- _Set problem_:
Take each line containing "code" and report it exactly as written.

● ● ● ● ●

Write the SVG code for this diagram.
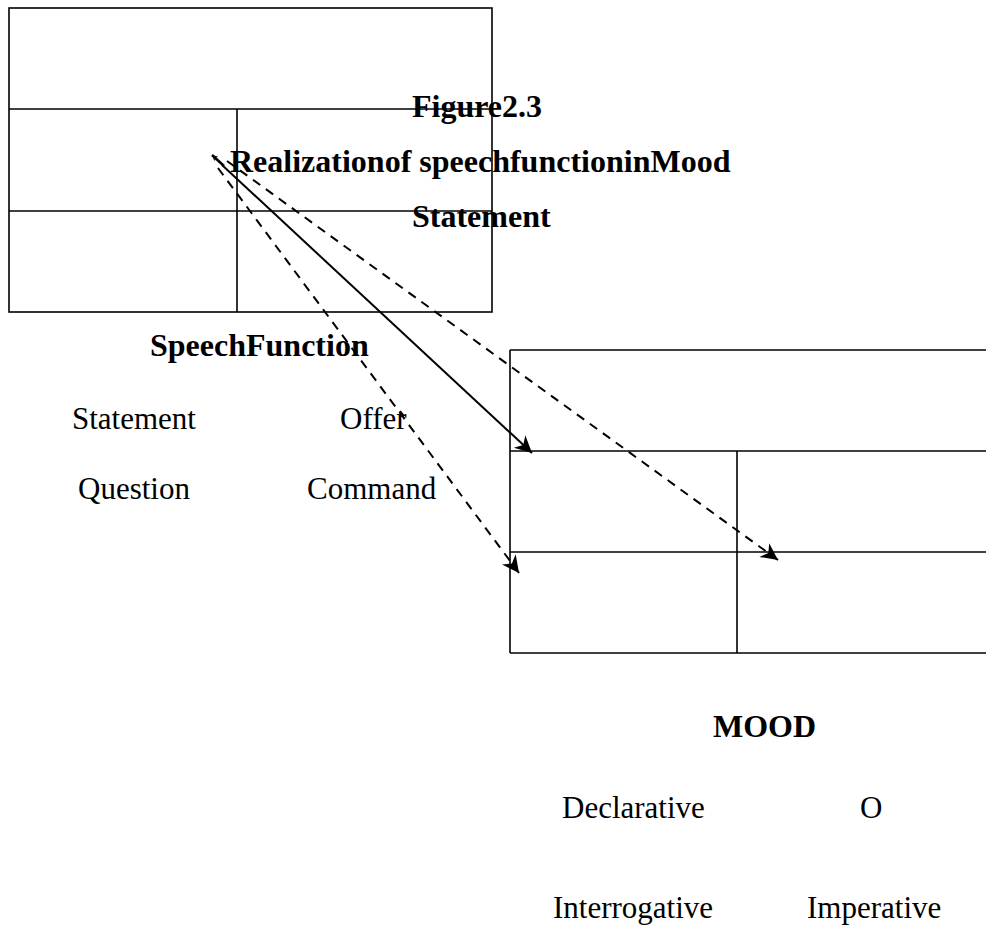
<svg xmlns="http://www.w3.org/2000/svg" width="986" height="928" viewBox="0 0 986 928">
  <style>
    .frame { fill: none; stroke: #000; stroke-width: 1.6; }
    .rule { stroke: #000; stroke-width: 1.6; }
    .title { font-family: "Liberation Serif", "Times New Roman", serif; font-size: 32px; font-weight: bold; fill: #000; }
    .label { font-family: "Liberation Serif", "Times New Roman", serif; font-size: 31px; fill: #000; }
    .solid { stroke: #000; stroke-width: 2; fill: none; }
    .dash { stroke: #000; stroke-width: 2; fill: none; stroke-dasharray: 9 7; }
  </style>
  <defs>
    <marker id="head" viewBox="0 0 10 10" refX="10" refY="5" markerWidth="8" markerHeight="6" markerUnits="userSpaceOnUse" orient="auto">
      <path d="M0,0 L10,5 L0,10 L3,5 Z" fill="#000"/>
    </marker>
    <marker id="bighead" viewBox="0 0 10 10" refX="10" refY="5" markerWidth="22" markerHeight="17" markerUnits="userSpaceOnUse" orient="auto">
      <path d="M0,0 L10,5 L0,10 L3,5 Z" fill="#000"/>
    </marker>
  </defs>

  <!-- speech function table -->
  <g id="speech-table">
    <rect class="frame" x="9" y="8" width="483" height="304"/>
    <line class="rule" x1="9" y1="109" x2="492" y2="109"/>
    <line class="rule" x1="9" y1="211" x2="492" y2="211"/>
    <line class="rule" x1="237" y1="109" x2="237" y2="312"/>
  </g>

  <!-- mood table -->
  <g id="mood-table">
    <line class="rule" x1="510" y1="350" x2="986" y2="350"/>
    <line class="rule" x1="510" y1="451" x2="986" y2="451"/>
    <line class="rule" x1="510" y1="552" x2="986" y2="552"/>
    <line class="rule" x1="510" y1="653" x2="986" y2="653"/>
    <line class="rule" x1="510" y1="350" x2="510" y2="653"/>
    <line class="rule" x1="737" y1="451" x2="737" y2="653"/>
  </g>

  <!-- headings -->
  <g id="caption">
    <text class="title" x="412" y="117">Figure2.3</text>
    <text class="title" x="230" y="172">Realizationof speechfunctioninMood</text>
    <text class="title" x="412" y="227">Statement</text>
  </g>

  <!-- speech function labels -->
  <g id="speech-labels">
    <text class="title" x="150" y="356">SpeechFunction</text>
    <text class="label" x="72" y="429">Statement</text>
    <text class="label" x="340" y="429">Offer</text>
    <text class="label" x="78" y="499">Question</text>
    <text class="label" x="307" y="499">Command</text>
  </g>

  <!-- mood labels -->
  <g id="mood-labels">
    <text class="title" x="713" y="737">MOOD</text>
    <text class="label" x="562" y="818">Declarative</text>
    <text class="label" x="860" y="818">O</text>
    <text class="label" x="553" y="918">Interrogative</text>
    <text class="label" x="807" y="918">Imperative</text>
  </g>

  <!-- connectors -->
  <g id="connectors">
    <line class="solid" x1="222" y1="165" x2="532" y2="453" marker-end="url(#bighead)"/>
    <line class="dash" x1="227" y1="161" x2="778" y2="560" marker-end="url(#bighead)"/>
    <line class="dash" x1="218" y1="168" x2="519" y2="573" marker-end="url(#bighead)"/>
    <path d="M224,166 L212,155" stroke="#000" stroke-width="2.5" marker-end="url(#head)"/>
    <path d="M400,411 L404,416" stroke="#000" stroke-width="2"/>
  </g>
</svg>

● ● ● ● ●

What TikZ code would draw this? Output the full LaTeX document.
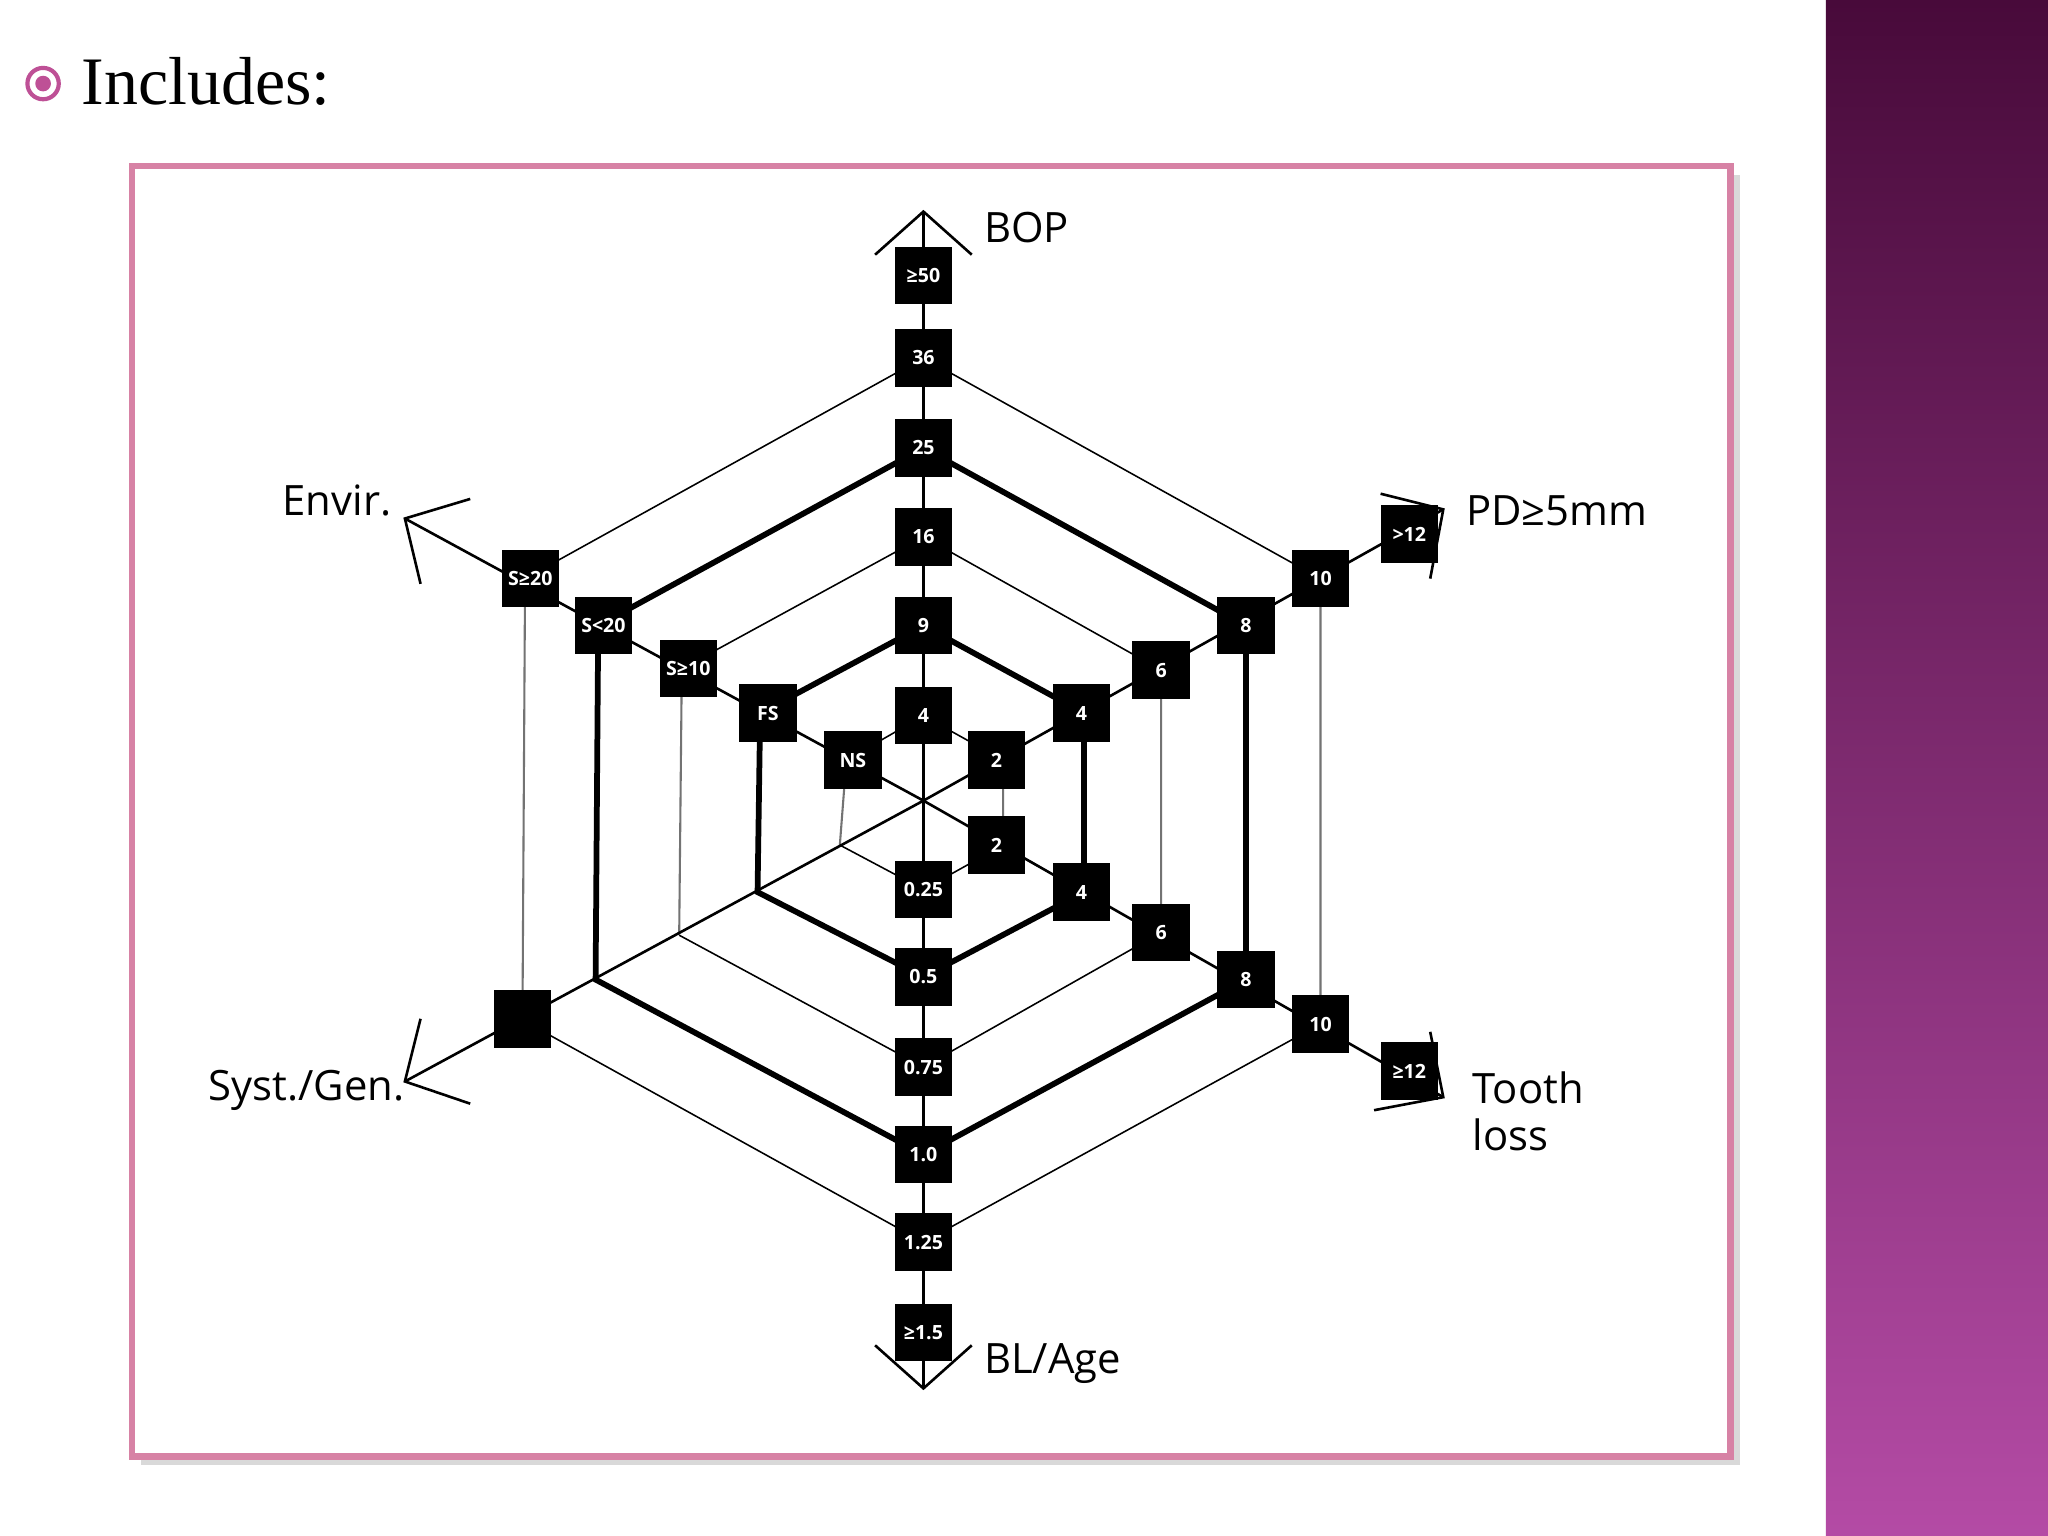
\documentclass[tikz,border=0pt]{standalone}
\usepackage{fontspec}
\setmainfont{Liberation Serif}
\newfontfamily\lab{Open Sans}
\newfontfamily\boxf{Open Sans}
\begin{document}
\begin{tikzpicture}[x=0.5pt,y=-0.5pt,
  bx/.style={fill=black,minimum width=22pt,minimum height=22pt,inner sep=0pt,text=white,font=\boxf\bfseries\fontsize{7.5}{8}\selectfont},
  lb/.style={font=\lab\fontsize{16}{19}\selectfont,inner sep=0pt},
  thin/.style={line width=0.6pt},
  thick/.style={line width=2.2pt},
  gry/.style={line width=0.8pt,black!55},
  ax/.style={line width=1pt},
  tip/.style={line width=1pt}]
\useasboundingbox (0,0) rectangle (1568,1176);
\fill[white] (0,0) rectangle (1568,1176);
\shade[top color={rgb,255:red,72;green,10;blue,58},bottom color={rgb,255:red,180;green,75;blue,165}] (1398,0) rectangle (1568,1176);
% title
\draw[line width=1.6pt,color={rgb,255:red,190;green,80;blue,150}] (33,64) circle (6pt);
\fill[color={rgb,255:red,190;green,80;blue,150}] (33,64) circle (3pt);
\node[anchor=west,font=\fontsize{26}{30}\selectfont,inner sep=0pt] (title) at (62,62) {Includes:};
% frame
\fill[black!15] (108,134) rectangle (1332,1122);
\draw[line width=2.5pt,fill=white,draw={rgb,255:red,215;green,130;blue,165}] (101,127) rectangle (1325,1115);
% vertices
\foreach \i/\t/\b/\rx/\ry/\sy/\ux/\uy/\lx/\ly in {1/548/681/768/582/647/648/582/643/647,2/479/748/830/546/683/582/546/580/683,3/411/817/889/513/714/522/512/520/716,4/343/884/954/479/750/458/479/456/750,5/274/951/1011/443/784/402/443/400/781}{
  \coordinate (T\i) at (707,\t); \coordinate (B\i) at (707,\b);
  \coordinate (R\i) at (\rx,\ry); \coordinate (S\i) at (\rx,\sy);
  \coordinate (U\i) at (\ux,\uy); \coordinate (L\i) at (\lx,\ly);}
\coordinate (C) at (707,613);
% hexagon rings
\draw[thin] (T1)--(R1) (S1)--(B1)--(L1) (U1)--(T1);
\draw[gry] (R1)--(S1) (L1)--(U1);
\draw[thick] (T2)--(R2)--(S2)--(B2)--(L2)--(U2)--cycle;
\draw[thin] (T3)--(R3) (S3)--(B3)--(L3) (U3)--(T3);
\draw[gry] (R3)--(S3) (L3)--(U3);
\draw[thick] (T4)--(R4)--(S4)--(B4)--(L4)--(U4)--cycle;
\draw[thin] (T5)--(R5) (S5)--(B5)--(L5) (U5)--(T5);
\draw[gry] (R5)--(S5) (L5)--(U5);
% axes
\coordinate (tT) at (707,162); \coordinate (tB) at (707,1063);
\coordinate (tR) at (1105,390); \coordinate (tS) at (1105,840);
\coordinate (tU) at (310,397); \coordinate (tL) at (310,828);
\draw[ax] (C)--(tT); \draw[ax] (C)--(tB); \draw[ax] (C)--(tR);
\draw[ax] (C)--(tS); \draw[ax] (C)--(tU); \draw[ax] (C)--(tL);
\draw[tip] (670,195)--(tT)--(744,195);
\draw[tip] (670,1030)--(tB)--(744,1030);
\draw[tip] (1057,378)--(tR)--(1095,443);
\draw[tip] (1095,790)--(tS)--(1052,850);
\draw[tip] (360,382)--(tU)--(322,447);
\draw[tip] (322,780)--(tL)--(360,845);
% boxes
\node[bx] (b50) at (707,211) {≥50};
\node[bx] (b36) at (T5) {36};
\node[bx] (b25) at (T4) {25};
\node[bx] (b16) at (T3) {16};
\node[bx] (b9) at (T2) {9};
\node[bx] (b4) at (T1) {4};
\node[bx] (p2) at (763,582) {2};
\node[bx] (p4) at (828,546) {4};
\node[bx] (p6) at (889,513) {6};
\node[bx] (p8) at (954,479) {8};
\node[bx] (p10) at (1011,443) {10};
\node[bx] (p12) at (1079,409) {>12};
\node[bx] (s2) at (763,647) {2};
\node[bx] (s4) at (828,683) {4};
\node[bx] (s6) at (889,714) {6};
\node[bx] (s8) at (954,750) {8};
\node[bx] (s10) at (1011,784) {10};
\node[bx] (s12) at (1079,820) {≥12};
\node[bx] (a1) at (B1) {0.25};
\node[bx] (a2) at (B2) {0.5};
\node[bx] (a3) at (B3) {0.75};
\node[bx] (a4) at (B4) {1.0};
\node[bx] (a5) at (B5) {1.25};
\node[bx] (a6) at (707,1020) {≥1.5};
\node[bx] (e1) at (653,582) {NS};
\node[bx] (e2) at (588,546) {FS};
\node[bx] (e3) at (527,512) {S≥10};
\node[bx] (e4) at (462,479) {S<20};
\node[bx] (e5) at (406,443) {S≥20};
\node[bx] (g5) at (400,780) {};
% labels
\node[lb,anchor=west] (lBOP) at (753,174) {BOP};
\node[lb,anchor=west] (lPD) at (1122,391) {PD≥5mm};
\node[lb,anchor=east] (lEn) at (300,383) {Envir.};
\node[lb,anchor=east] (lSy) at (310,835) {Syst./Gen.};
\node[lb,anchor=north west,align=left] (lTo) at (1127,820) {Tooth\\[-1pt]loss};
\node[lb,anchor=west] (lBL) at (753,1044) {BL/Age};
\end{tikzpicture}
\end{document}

● ● ● ● ●

- _Correct answer_:
Write the SVG code for this diagram.
What TikZ code would draw this? Output the full LaTeX document.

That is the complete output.